PROJECT DETAILS

Due Date: April 7, 11:59p.

Late assignments will be accepted until April 9, 11:59p - not thereafter.

Last time a lot of people having problems did not come see me (or Dr. Ding). Please, if you need help let me know!


Your project is to build a simple search engine. Please note it has several interlinking parts that you will need to hand in separately. There are no restrictions with respect to using Java libraries this time, however if you use one from elsewhere you must provide a pointer to where it came from. You are also welcome to use C++, Perl or Python. If you want to use a different language than one of these four please check with me.

Here is what you must do:

You will be given a tarball which contains 500 files named page0 through page499. Each page contains a list of other pages which it points to (there may be anywhere from zero to three hundred of these, pages may refer back to themselves). Following this there will be a row of hyphens (always the same amount) and then a list of 20 words which the page contains (all pages will contain 20 words).

From these you need to create a program that produces two output files - a page rank file named PageRank and a reverse index file named ReverseIndex. Your program will then enter a loop which takes as inputs a list of one or more words and then returns the top ten hits (list of pages) for those words. If only one word is used, then the program should print the top ten pages for that word. If multiple words are used, then the program should print two sets of output - the top ten pages that contain all the words (AND semantics), and the top ten pages that contain any of those words (OR semantics).

Your program should loop until the input is *end* (including the asterisks).

Your program will take two command line argument - the page rank stopping difference and the "d" value, in that order, details below.
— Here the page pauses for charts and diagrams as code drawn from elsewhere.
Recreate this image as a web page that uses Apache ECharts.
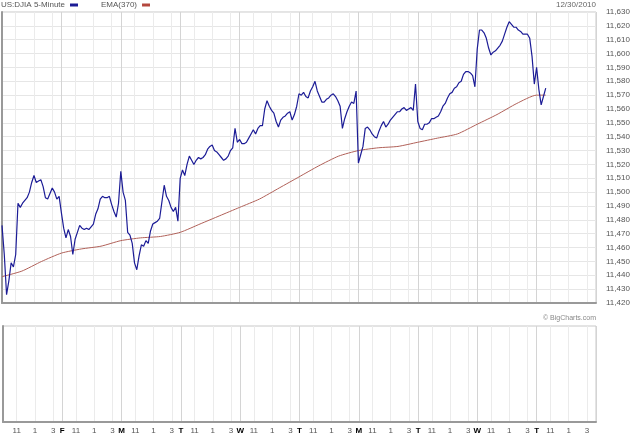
<!DOCTYPE html>
<html><head><meta charset="utf-8">
<script src="https://cdn.jsdelivr.net/npm/echarts@6/dist/echarts.min.js"></script>
<style>html,body{margin:0;padding:0;background:#fff}#c{width:640px;height:441px}</style>
</head><body><div id="c"></div>
<script>
// Day letters for each trading session (Dec 16 ... Dec 30, 2010)
const dayLetters = ['T','F','M','T','W','T','M','T','W','T'];
// DJIA closes sampled every 15 minutes (3 five-minute bars)
const dec16 = [11476,11455,11426,11436,11449,11446,11455,11492,11489,11492,11494,11496,11500,11507,11512,11507,11508,11509,11504,11496,11495,11499,11503,11500,11495,11497];
const dec17 = [11485,11474,11467,11473,11468,11455,11466,11471,11476,11474,11473,11474,11473,11475,11477,11484,11488,11495,11497,11496,11496,11497,11491,11486,11482,11492];
const dec20 = [11515,11500,11494,11471,11469,11463,11449,11444,11454,11462,11461,11465,11463,11472,11477,11478,11479,11481,11493,11505,11497,11494,11489,11486,11489,11479];
const dec21 = [11510,11516,11512,11520,11526,11523,11520,11523,11525,11524,11525,11527,11531,11533,11534,11530,11529,11527,11525,11523,11524,11526,11530,11532,11546,11536];
const dec22 = [11538,11535,11535,11536,11539,11542,11545,11542,11546,11548,11548,11560,11566,11562,11559,11557,11551,11547,11552,11554,11555,11557,11558,11552,11556,11562];
const dec23 = [11571,11570,11572,11569,11568,11573,11576,11580,11573,11569,11565,11565,11567,11568,11570,11571,11569,11566,11562,11546,11553,11558,11562,11565,11564,11573];
const dec27 = [11521,11527,11533,11546,11547,11545,11542,11540,11539,11544,11548,11551,11547,11549,11552,11554,11556,11558,11558,11560,11561,11559,11560,11561,11559,11578];
const dec28 = [11551,11546,11545,11549,11549,11550,11553,11553,11554,11555,11558,11562,11564,11568,11571,11572,11575,11576,11579,11580,11585,11587,11587,11586,11584,11576];
const dec29 = [11603,11617,11617,11615,11611,11604,11599,11601,11602,11604,11606,11609,11614,11619,11623,11621,11619,11619,11617,11616,11614,11614,11614,11611,11598,11578];
const dec30 = [11590,11574,11563,11569,11575];
const days = [dec16,dec17,dec20,dec21,dec22,dec23,dec27,dec28,dec29,dec30];
// EMA(370) read every 26 bars (last value at the last bar)
const ema = [11439,11443,11450,11456,11459,11461,11465,11467,11468,11471,11477,11483,11489,11495,11503,11511,11519,11526,11530,11532,11533,11536,11539,11542,11549,11556,11564,11570,11570];
const emaStep = 26;
const barsPerDay = 78, sampleStep = 3, totalBars = 780;
const hourTicks = {18:'11', 42:'1', 66:'3'};
const yMin = 11420, yMax = 11630, yStep = 10;

const price = [];
days.forEach((vals,d)=>vals.forEach((v,k)=>price.push([d*barsPerDay + k*sampleStep, v])));
const lastBar = price[price.length-1][0];
const emaData = ema.map((v,i)=>[i < ema.length-1 ? i*emaStep : lastBar, v]);

function xLabel(v){
  if (v <= 0 || v >= totalBars) return '';
  const pos = v % barsPerDay, d = Math.floor(v / barsPerDay);
  if (pos === 0) return '{d|' + dayLetters[d] + '}';
  return hourTicks[pos] || '';
}
const splitColors = [];
for (let i = 0; i < barsPerDay/6; i++) {
  const pos = i*6;
  splitColors.push(pos === 0 ? '#d4d4d4' : (hourTicks[pos] ? '#ebebeb' : 'rgba(0,0,0,0)'));
}
const FONT = 'Liberation Sans';
const commas = v => String(v).replace(/\B(?=(\d{3})+(?!\d))/g, ',');

const xBase = {
  type:'value', min:0, max:totalBars, interval:6,
  axisTick:{show:false},
  axisLine:{show:true, onZero:false, lineStyle:{color:'#999', width:2}},
  splitLine:{show:true, lineStyle:{color:splitColors, width:1}}
};

const chart = echarts.init(document.getElementById('c'), null, {renderer:'canvas'});
chart.setOption({
  animation:false,
  textStyle:{fontFamily:FONT},
  title:[
    {text:'12/30/2010', right:44, top:1, padding:0, textStyle:{fontSize:8, color:'#666', fontWeight:'normal', fontFamily:FONT}},
    {text:'© BigCharts.com', right:44, top:315, padding:0, textStyle:{fontSize:7, color:'#888', fontWeight:'normal', fontFamily:FONT}}
  ],
  legend:{left:1, top:1, padding:0, align:'right', icon:'rect', itemWidth:8, itemHeight:3, itemGap:23,
    textStyle:{fontSize:8, color:'#555', fontFamily:FONT}, data:['US:DJIA 5-Minute','EMA(370)']},
  grid:[
    {left:2, right:44, top:12, bottom:138, show:true, borderColor:'#c8c8c8', borderWidth:1},
    {left:2, right:44, top:326, bottom:19, show:true, borderColor:'#c8c8c8', borderWidth:1}
  ],
  xAxis:[
    Object.assign({gridIndex:0, axisLabel:{show:false}}, xBase),
    Object.assign({gridIndex:1, axisLabel:{show:true, formatter:xLabel, fontSize:8, color:'#555', margin:5, fontFamily:FONT,
      rich:{d:{fontSize:8, fontWeight:'bold', color:'#000', fontFamily:FONT}}}}, xBase)
  ],
  yAxis:[
    {gridIndex:0, type:'value', position:'right', min:yMin, max:yMax, interval:yStep,
      axisLine:{show:true, lineStyle:{color:'#999', width:2}}, axisTick:{show:false},
      axisLabel:{fontSize:8, color:'#555', margin:10, fontFamily:FONT, formatter:commas},
      splitLine:{show:true, lineStyle:{color:'#e6e6e6', width:1}}},
    {gridIndex:1, type:'value', position:'right', min:0, max:1,
      axisLine:{show:true, lineStyle:{color:'#999', width:2}}, axisTick:{show:false},
      axisLabel:{show:false}, splitLine:{show:false}}
  ],
  series:[
    {name:'US:DJIA 5-Minute', type:'line', xAxisIndex:0, yAxisIndex:0, data:price, showSymbol:false,
      color:'#1c1c96', lineStyle:{width:1.2, color:'#1c1c96'}, z:3},
    {name:'EMA(370)', type:'line', xAxisIndex:0, yAxisIndex:0, data:emaData, showSymbol:false, smooth:0.2,
      color:'#b4483e', lineStyle:{width:1, color:'#b06058'}, z:2}
  ]
});
</script></body></html>
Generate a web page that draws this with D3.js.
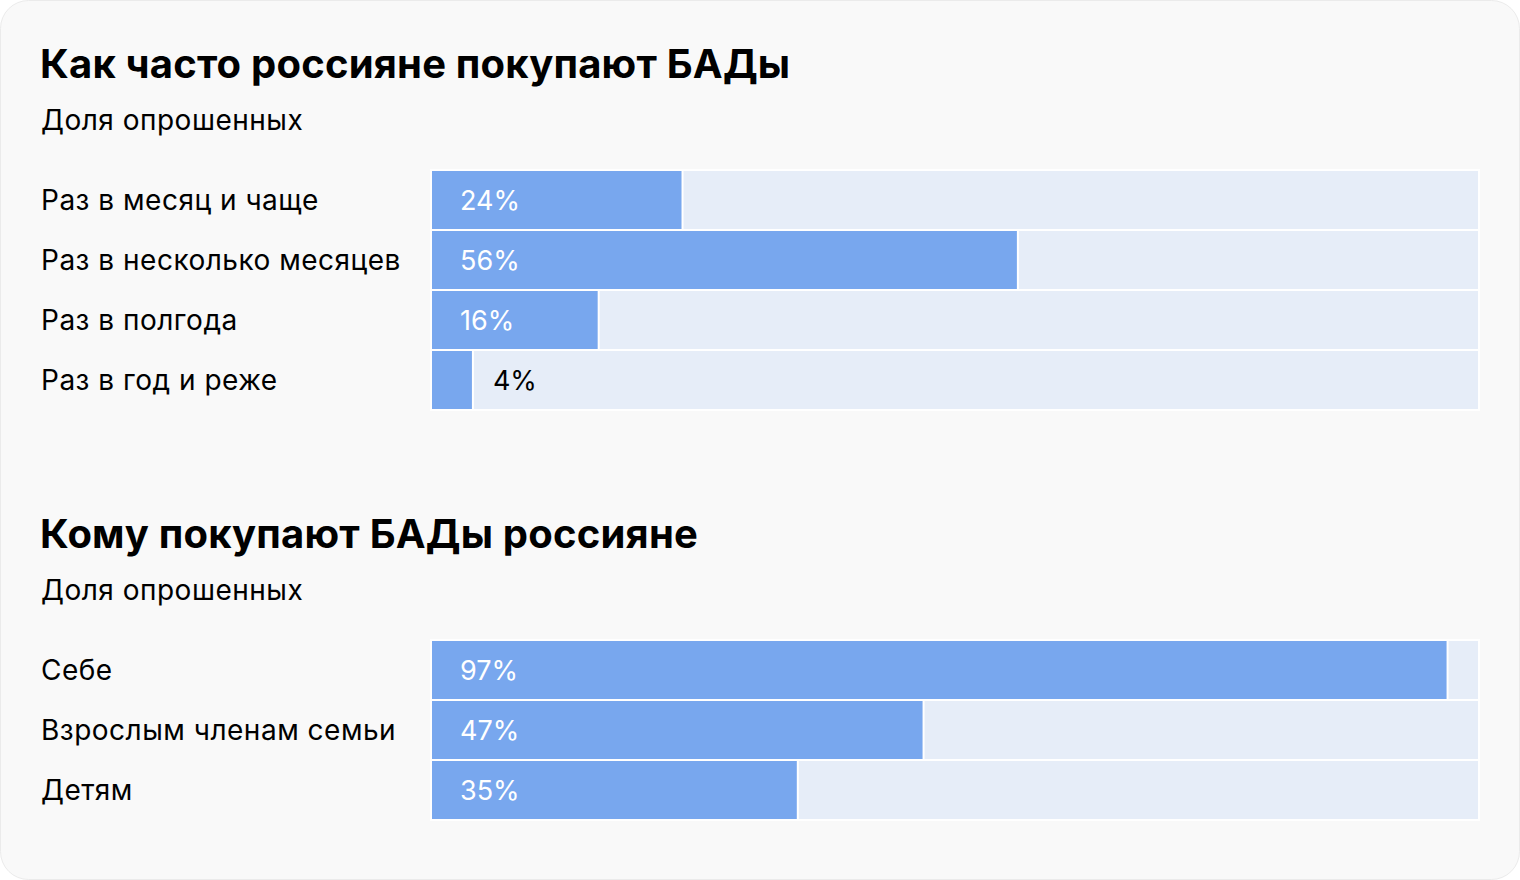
<!DOCTYPE html>
<html>
<head>
<meta charset="utf-8">
<script src="https://cdn.jsdelivr.net/npm/d3@7"></script>
<style>
  body { margin: 0; background: #fff; }
  text { font-family: Inter, "Noto Sans", sans-serif; }
</style>
</head>
<body>
<div id="chart-area"></div>
<script>
const freqCategories = ["Раз в месяц и чаще", "Раз в несколько месяцев", "Раз в полгода", "Раз в год и реже"];
const freqValues = [24, 56, 16, 4];
const whomCategories = ["Себе", "Взрослым членам семьи", "Детям"];
const whomValues = [97, 47, 35];

const width = 1520, height = 880;
const svg = d3.select("#chart-area")
    .append("svg")
    .attr("width", width)
    .attr("height", height);

svg.append("rect")
    .attr("x", 0.5).attr("y", 0.5)
    .attr("width", width - 1).attr("height", height - 1)
    .attr("rx", 28)
    .attr("fill", "#f9f9f9")
    .attr("stroke", "#ebebeb");

const x = d3.scaleLinear().domain([0, 100]).range([431, 1479]);

function block(top, title, categories, values) {
    const g = svg.append("g").attr("transform", "translate(0," + top + ")");

    g.append("text")
        .attr("x", 40).attr("y", 78)
        .attr("font-size", 40).attr("font-weight", 700)
        .attr("letter-spacing", 0.2)
        .attr("fill", "#000")
        .text(title);
    g.append("text")
        .attr("x", 41).attr("y", 130)
        .attr("font-size", 28).attr("letter-spacing", 0.5)
        .attr("fill", "#000")
        .text("Доля опрошенных");

    const y = d3.scaleBand().domain(categories).range([170, 170 + 60 * categories.length]);
    const rows = g.selectAll("g.row")
        .data(categories.map((c, i) => ({ c, v: values[i] })))
        .join("g")
        .attr("class", "row");

    rows.append("rect")
        .attr("x", x(0)).attr("y", d => y(d.c))
        .attr("width", x(100) - x(0)).attr("height", y.bandwidth())
        .attr("fill", "#e6edf8")
        .attr("stroke", "#fff").attr("stroke-width", 2);
    rows.append("rect")
        .attr("x", x(0)).attr("y", d => y(d.c))
        .attr("width", d => x(d.v) - x(0)).attr("height", y.bandwidth())
        .attr("fill", "#78a7ee")
        .attr("stroke", "#fff").attr("stroke-width", 2);

    rows.append("text")
        .attr("x", 41).attr("y", d => y(d.c) + y.bandwidth() / 2 + 10)
        .attr("font-size", 28).attr("letter-spacing", 0.5)
        .attr("fill", "#000")
        .text(d => d.c);

    const inside = d => x(d.v) - x(0) > 100;
    rows.append("text")
        .attr("x", d => inside(d) ? x(0) + 29 : x(d.v) + 20)
        .attr("y", d => y(d.c) + y.bandwidth() / 2 + 10)
        .attr("font-size", 27)
        .attr("fill", d => inside(d) ? "#fff" : "#000")
        .text(d => d.v + "%");
}

block(0, "Как часто россияне покупают БАДы", freqCategories, freqValues);
block(470, "Кому покупают БАДы россияне", whomCategories, whomValues);
</script>
</body>
</html>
Please note that there is one special page -- it is page500. This is a page that is pointed to in the crawl, but for which there is no page file. Consider this page as if it was an image or other such document. Thus, it does participate in the computation, but it does not itself link out to anything. To handle this page you need to

  - save page500 in your structure
   - calculate its pagerank (like all other pages)
   - include it in the pagerank list
(note that this means there are 501 pages in the system -- i.e. that N=501.)

Some Other Details

Note: the search should be case sensitive, and punctuation counts (i.e. "don't" is not the same as "dont") -- in essence, use string equality.
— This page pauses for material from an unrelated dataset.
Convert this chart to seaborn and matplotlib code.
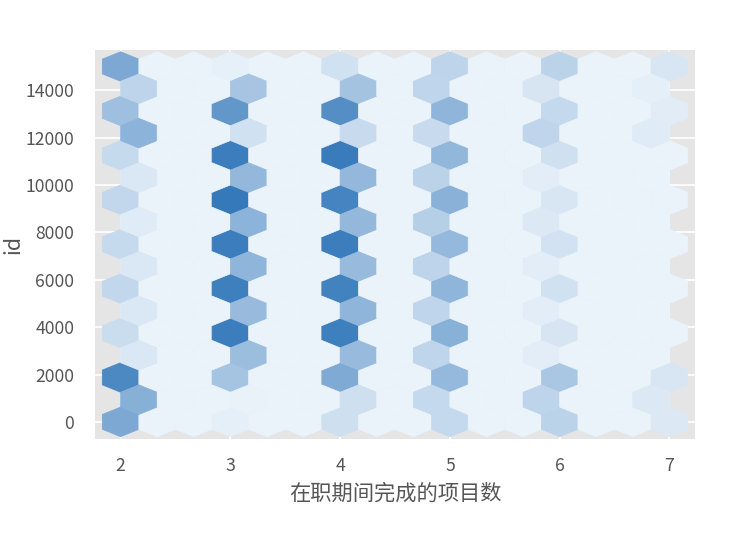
import numpy as np
import matplotlib
matplotlib.use("Agg")
import matplotlib.pyplot as plt
import seaborn as sns

projects = [2, 3, 4, 5, 6, 7]
# representative employee ids: centres of the id bands on the main hex rows
ids_on_row = [1, 1876, 3751, 5625, 7500, 9375, 11250, 13125, 14999]
# centres of the id bands on the offset hex rows
ids_mid_row = [938, 2813, 4688, 6563, 8438, 10313, 12188, 14062]

counts_on_row = {
    2: [268, 383, 79, 97, 88, 97, 88, 185, 268],
    3: [13, 167, 422, 418, 422, 440, 422, 330, 9],
    4: [70, 260, 418, 409, 422, 400, 431, 361, 62],
    5: [92, 207, 238, 220, 207, 233, 216, 220, 110],
    6: [114, 158, 48, 62, 57, 44, 66, 92, 114],
    7: [35, 44, 0, 0, 0, 0, 0, 22, 44],
}
counts_mid_row = {
    2: [242, 40, 40, 40, 26, 40, 229, 110],
    3: [4, 194, 202, 220, 229, 211, 62, 163],
    4: [70, 198, 220, 202, 211, 211, 84, 172],
    5: [92, 106, 106, 110, 128, 114, 84, 106],
    6: [110, 18, 18, 18, 35, 18, 106, 48],
    7: [35, 0, 0, 0, 0, 0, 26, 13],
}

xlabel = "在职期间完成的项目数"
ylabel = "id"

# expand the counts into individual records
xs, ys = [], []
for p in projects:
    for idv, c in zip(ids_on_row, counts_on_row[p]):
        xs.append(np.full(c, p, dtype=float)); ys.append(np.full(c, idv, dtype=float))
    for idv, c in zip(ids_mid_row, counts_mid_row[p]):
        xs.append(np.full(c, p, dtype=float)); ys.append(np.full(c, idv, dtype=float))
x = np.concatenate(xs)
y = np.concatenate(ys)

# ---- style ----
plt.style.use("ggplot")
plt.rcParams["font.family"] = ["Noto Sans CJK SC", "DejaVu Sans"]
plt.rcParams["axes.unicode_minus"] = False

cmap = sns.blend_palette(["#EAF2FA", "#3579BA"], as_cmap=True)

fig = plt.figure(figsize=(7.49, 5.38), dpi=100)
ax = fig.add_axes([95 / 749, (538 - 438.5) / 538, 600 / 749, 388.5 / 538])
ax.set_facecolor("#E5E5E5")
ax.grid(True, color="white", linewidth=1.2)
ax.set_axisbelow(True)

ax.hexbin(x, y, gridsize=15, extent=(2, 7, 1, 14999), cmap=cmap,
          edgecolors="face", linewidths=0.5, zorder=2)

ax.set_xlim(1.767, 7.233)
ax.set_ylim(-700, 15696)
ax.set_xticks(projects)
ax.set_yticks([0, 2000, 4000, 6000, 8000, 10000, 12000, 14000])
for s in ax.spines.values():
    s.set_visible(False)

ax.tick_params(axis="x", length=0, pad=13.5, labelsize=12.7, labelcolor="#555555")
ax.tick_params(axis="y", length=0, pad=15, labelsize=12.7, labelcolor="#555555")
ax.set_xlabel(xlabel, fontsize=15.3, color="#555555", labelpad=5)
ax.set_ylabel(ylabel, fontsize=15.3, color="#555555", labelpad=1)

fig.savefig("out.png", dpi=100)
When you produce the output, please use ASCII order (i.e. uppercase letters befre lower case).

1) Page Rank list

In class we briefly went over the page rank algorithm, we discussed the pseudocode:

PageRank(page[0..n-1], d,DIFF);
 1 INITIALIZE:
     PR(i) = 1/N for all i;
 2  diff = 0;
   For each P in Page
    PRbefore= PR(P);
    PR(P) = (1-d)/N + d * ((PR(t1)/CR(t1) + PR(t2)/CR(t2) ...)  
           for all ti that point to P 
	   but are not equal to P
      (CR(ti) is the outbranching of ti)
    diff=diff + AbsoluteValue(PRbefore - PR(P);
 3 if diff >= DIFF then goto 2
 4 done.

Your program will take two arguments, the stopping difference and the "d" value, and compute the page rank for all 500 pages, stopping when the cumulative diff for all 500 goes below that number (a real number greater than zero) - note, be careful when debugging - for some settings of these two parameters your program could loop forever (we'll provide some useful values for debugging)
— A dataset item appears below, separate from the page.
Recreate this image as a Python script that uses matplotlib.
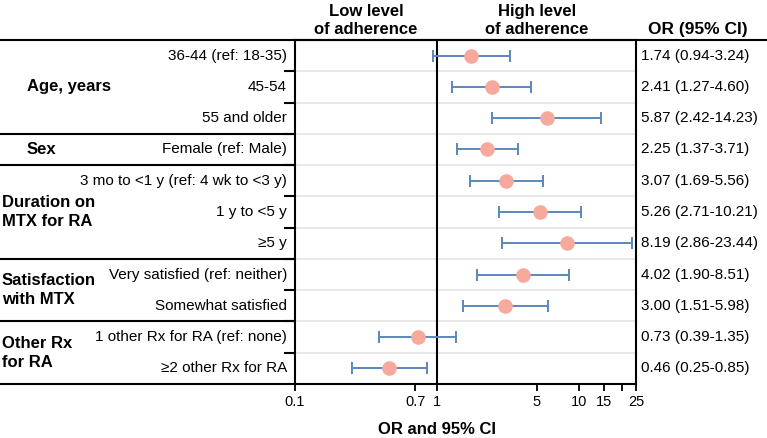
import numpy as np
import matplotlib
matplotlib.use("Agg")
import matplotlib.pyplot as plt
from matplotlib.transforms import blended_transform_factory

plt.rcParams['font.family'] = ['Liberation Sans', 'DejaVu Sans']

# ---- data ----
groups = ["Age, years", "Sex", "Duration on\nMTX for RA", "Satisfaction\nwith MTX", "Other Rx\nfor RA"]
group_sizes = [3, 1, 3, 2, 2]
row_labels = [
    "36-44 (ref: 18-35)", "45-54", "55 and older",
    "Female (ref: Male)",
    "3 mo to <1 y (ref: 4 wk to <3 y)", "1 y to <5 y", "\u22655 y",
    "Very satisfied (ref: neither)", "Somewhat satisfied",
    "1 other Rx for RA (ref: none)", "\u22652 other Rx for RA",
]
odds = [1.74, 2.41, 5.87, 2.25, 3.07, 5.26, 8.19, 4.02, 3.00, 0.73, 0.46]
ci_low = [0.94, 1.27, 2.42, 1.37, 1.69, 2.71, 2.86, 1.90, 1.51, 0.39, 0.25]
ci_high = [3.24, 4.60, 14.23, 3.71, 5.56, 10.21, 23.44, 8.51, 5.98, 1.35, 0.85]
x_ticks = [0.1, 0.7, 1, 5, 10, 15, 20, 25]
x_ticklabels = ["0.1", "0.7", "1", "5", "10", "15", "", "25"]

# ---- layout ----
W, H = 767, 438
fig = plt.figure(figsize=(W / 100, H / 100), dpi=100)
ax_l, ax_r, ax_t, ax_b = 295, 636, 40, 384
ax = fig.add_axes([ax_l / W, 1 - ax_b / H, (ax_r - ax_l) / W, (ax_b - ax_t) / H])

n = len(odds)
y = np.arange(n) + 0.5
odds = np.array(odds)
err = np.vstack([odds - np.array(ci_low), np.array(ci_high) - odds])

ax.set_xscale('log')
ax.set_xlim(0.1, 25)
ax.set_ylim(n, 0)

# light row separators
for b in range(1, n):
    ax.axhline(b, color='#e6e6e6', lw=1.3, zorder=0)
ax.axvline(1, color='black', lw=1.5, zorder=1)

ax.errorbar(odds, y, xerr=err, fmt='none', ecolor='#5b87bd', elinewidth=1.4,
            capsize=4, capthick=1.4, zorder=2)
ax.plot(odds, y, 'o', color='#f7a99c', ms=10.5, mec='none', zorder=3)

for s in ax.spines.values():
    s.set_linewidth(1.5)

ax.set_xticks(x_ticks)
ax.set_xticklabels(x_ticklabels, fontsize=10.5)
ax.xaxis.set_minor_locator(matplotlib.ticker.NullLocator())
ax.tick_params(axis='x', direction='out', length=5, width=1.3, pad=3)
ax.set_yticks(range(1, n))
ax.set_yticklabels([])
ax.tick_params(axis='y', direction='out', length=8, width=1.5)

ax.set_xlabel("OR and 95% CI", fontsize=12, fontweight='bold')
ax.xaxis.set_label_coords((437 - ax_l) / (ax_r - ax_l), -0.11)

aw = ax_r - ax_l
bt = blended_transform_factory(ax.transAxes, ax.transData)

# left panel labels
for yi, lab in zip(y, row_labels):
    ax.text(-8 / aw, yi, lab, transform=bt, ha='right', va='center', fontsize=11)

start = 0
for g, sz in zip(groups, group_sizes):
    gx = 27 if '\n' not in g else 2
    ax.text((gx - ax_l) / aw, start + sz / 2, g, transform=bt, ha='left', va='center',
            fontsize=12, fontweight='bold', linespacing=1.35)
    start += sz
    ax.plot([-ax_l / aw, 0], [start, start], transform=bt, color='black', lw=1.5,
            clip_on=False, solid_capstyle='butt')

# top rule across the whole figure
ax.plot([-ax_l / aw, (W - ax_l) / aw], [0, 0], transform=bt, color='black', lw=1.5,
        clip_on=False, solid_capstyle='butt')

# right column
for yi, o, lo, hi in zip(y, odds, ci_low, ci_high):
    ax.text((641 - ax_l) / aw, yi, f"{o:.2f} ({lo:.2f}-{hi:.2f})", transform=bt,
            ha='left', va='center', fontsize=11)

# headers
ht = blended_transform_factory(ax.transData, fig.transFigure)
hy = 1 - 37 / H
ax.text(np.sqrt(0.1 * 1), hy, "Low level\nof adherence", transform=ht, ha='center',
        va='bottom', fontsize=12, fontweight='bold', linespacing=1.25)
ax.text(np.sqrt(1 * 25), hy, "High level\nof adherence", transform=ht, ha='center',
        va='bottom', fontsize=12, fontweight='bold', linespacing=1.25)
fig.text(698 / W, hy, "OR (95% CI)", ha='center', va='bottom', fontsize=12.5,
         fontweight='bold')

fig.savefig("out.png", dpi=100)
Your output should be a file with a list of the pages in page rank order (highest to lowest), for each page listing its outbranching (how many pages it connects to) and the page rank for that page (to 8 significant digits).

Example
page500  137  .0023781
page503  196  .0022139
page1500   7  .0021101

2) Reverse index

Your program should also produce a file which shows its reverse index. That is, for every word (note: including commonly used ones) you should output the word followed by a list of the pages that include that word (please alphabetize the word list, the pages can be produced in any order you choose - but each page should only appear once!).

Example
a page500 page522 page916 page803
an page999 page921 page998 page763 page1227 page501 page937 page862 page500 page522 page916 page803 page919 page997
at page900 page2000 page1227 page501 page937 page862 
zuchini page1000

3) Search engine

Given the datastructures containing the above, your search engine is quite simple. You take as input a list of words and you output the top ten pages (sorted by page rank) that contain them (if less than 10, then print all of them). When a single word is entered, just output the pages for that word. When multiple words are entered, output two lists - the top ten pages with all the words and the top ten pages with any of the words (multiple words do not effect the ranking here).

Example
Enter Word: moose
page1000 page2001 page2000 

Enter Word: moose cow
AND (moose cow) page1000
OR (moose cow) page1000 page2006 page2001 page1983 page776 page842 page777 page2000 page963 page871

Enter Word: *end*

submission details

Submission details will be posted a fewe days before the assignment is due.